Ma è successo anche altro dopo il fondamentale successo ottenuto contro il Pisa che è servito a riagganciare la zona playoff (ottavo posto in coabitazione con il Cesena dell’ex Mignani, ma con una posizione di vantaggio negli scontri diretti). Ai giornalisti, nell’immediato dopo partita, è toccata un’attesa molto più lunga del solito. Solo in serata se n’è compreso il motivo. Squadra a rapporto dal presidente Luigi De Laurentiis, delusissimo dopo le pessime esibizioni contro Modena e Cosenza. I tre punti contro il Pisa non hanno cancellato quell’imbarazzo seguito a due prestazioni inaccettabili. Imbarazzo che avrebbe manifestato, pare con toni abbastanza accesi, anche il fratello Edoardo, vice presidente del Napoli e nominato nel 2018, su decisione del papà Aurelio, presidente onorario del Bari (ovviamente era e resta un tesserato del club partenopeo). «Datevi una regolata, bisogna dare di più altrimenti poi succede che con prestazioni così basse la gente creda che siamo noi a non voler andare ai playoff. E non dimenticate che mio fratello Luigi è costretto a vivere sotto scorta», sarebbe questo il succo dello sfogo del dirigente napoletano, in Puglia già da sabato al seguito della squadra di Antonio Conte impegnata nella vittoriosa trasferta a Lecce.
Il problema, però, non è che la gente pensa non si voglia la qualificazione ai playoff. La frustrazione, pesantissima, può portare a posizioni abbastanza visionarie. Ma quella comune alla stragrande maggioranza dei baresi ha altre radici. Alla famiglia De Laurentiis, che in vent’anni ha dimostrato di saper fare calcio virtuoso come insegna la storia del Napoli (vicinissimo al secondo scudetto negli ultimi tre anni), viene rimproverata un’ormai cronica mancanza di ambizione. A Bari, cioè, si usa un approccio diverso. Vincere non è la priorità ma solo una possibilità. Si vive alla giornata, sperando ogni anno di pescare il jolly come era accaduto nella stagione 2022-2023, con Mignani e Polito sul ponte di comando nella gestione tecnica. Le idee, vero, contano. Ma i fatti dicono che vince (quasi) sempre chi investe. Bari, insomma, non accetterà mai di giocare il campionato dei «secondi». Galleggiando, più che altro. Bari non potrà mai essere la seconda squadra. Di nessun club, nemmeno del più prestigioso al mondo. Mai, figlio di un Dio minore. Mai subalterno o funzionale alle strategie di altre realtà calcistiche. Chi gestisce il Bari deve giocare per vincere. Senza fare follie, certo. Ma nemmeno vivacchiando nell’attesa di un colpo di fortuna.

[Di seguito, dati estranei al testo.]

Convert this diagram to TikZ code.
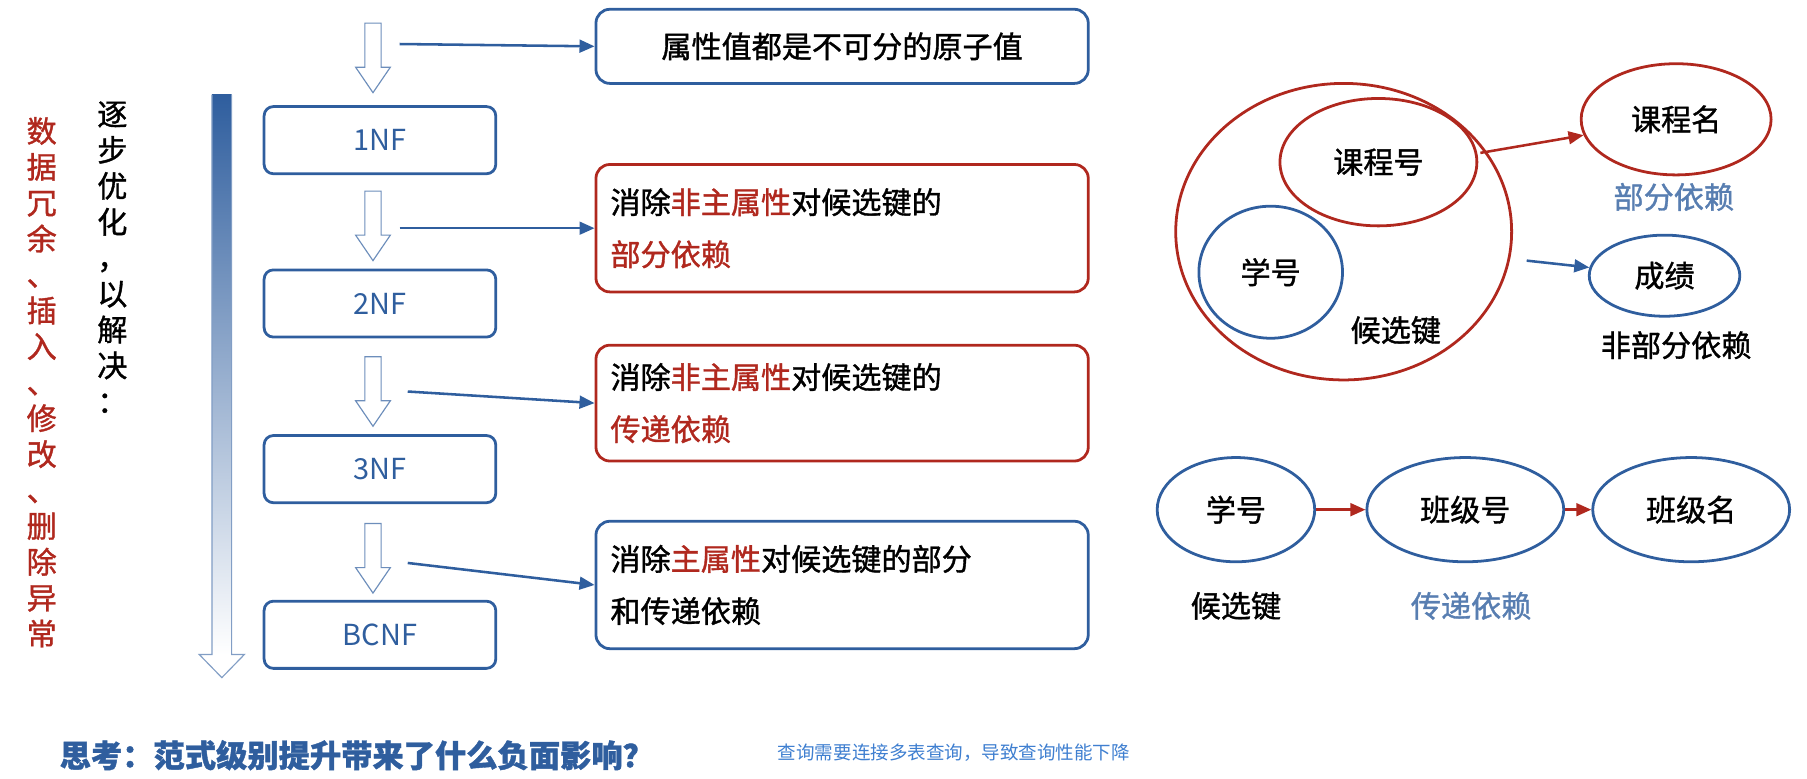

Il gruppo squadra ha, ora, una grandissima responsabilità. L’obiettivo minimo (i playoff) non può essere fallito. E, soprattutto, non può passare per un trionfo. A Bari, un ottavo posto non può mai essere salutato con orgoglio. Questo deve essere ben chiaro a tutti, a costo di sfiorare la noia. E per capirlo non serve, poi, chissà quanta arguzia. Anzi.
Lo sprint si chiama Cittadella, venerdì sera in veneto, e Sudtirol, il martedì successivo, ancora in trasferta. Due vittorie per non correre rischi e garantirsi l’accesso ai giochi promozione. Quattro punti potrebbero non bastare nonostante l’andamento lento delle dirette concorrenti. Vanno piano anche quelle che stanno davanti. Palermo e Catanzaro sembrano sulle gambe tanto che pensare al sesto posto, pur paradossale in un’atmosfera così pesante, non è andare così lontano dalla realtà.
A Cittadella senza Maita, Benali e Radunovic. Tre amminizioni pesantissime in una partita alla... camomilla come quella contro il Pisa. Ecco i dettagli che, poi, alla lunga fanno la differenza. Sarà dura senza due pilastri della mediana. A Castellammare, fu un disastro. In porta ci sarà Pissardo. L’anno scorso decisivo, assolutamente. E ricordato troppo poco al culmine di una stagione he era e resta da «Scherzi a parte». Un anno fa, avrebbe meritato una statua. Oggi c’è da sperare che la sua professionalità e il suo coraggio lo aiutino a scrivere un’altra piccola pagina di storia in maglia biancorossa.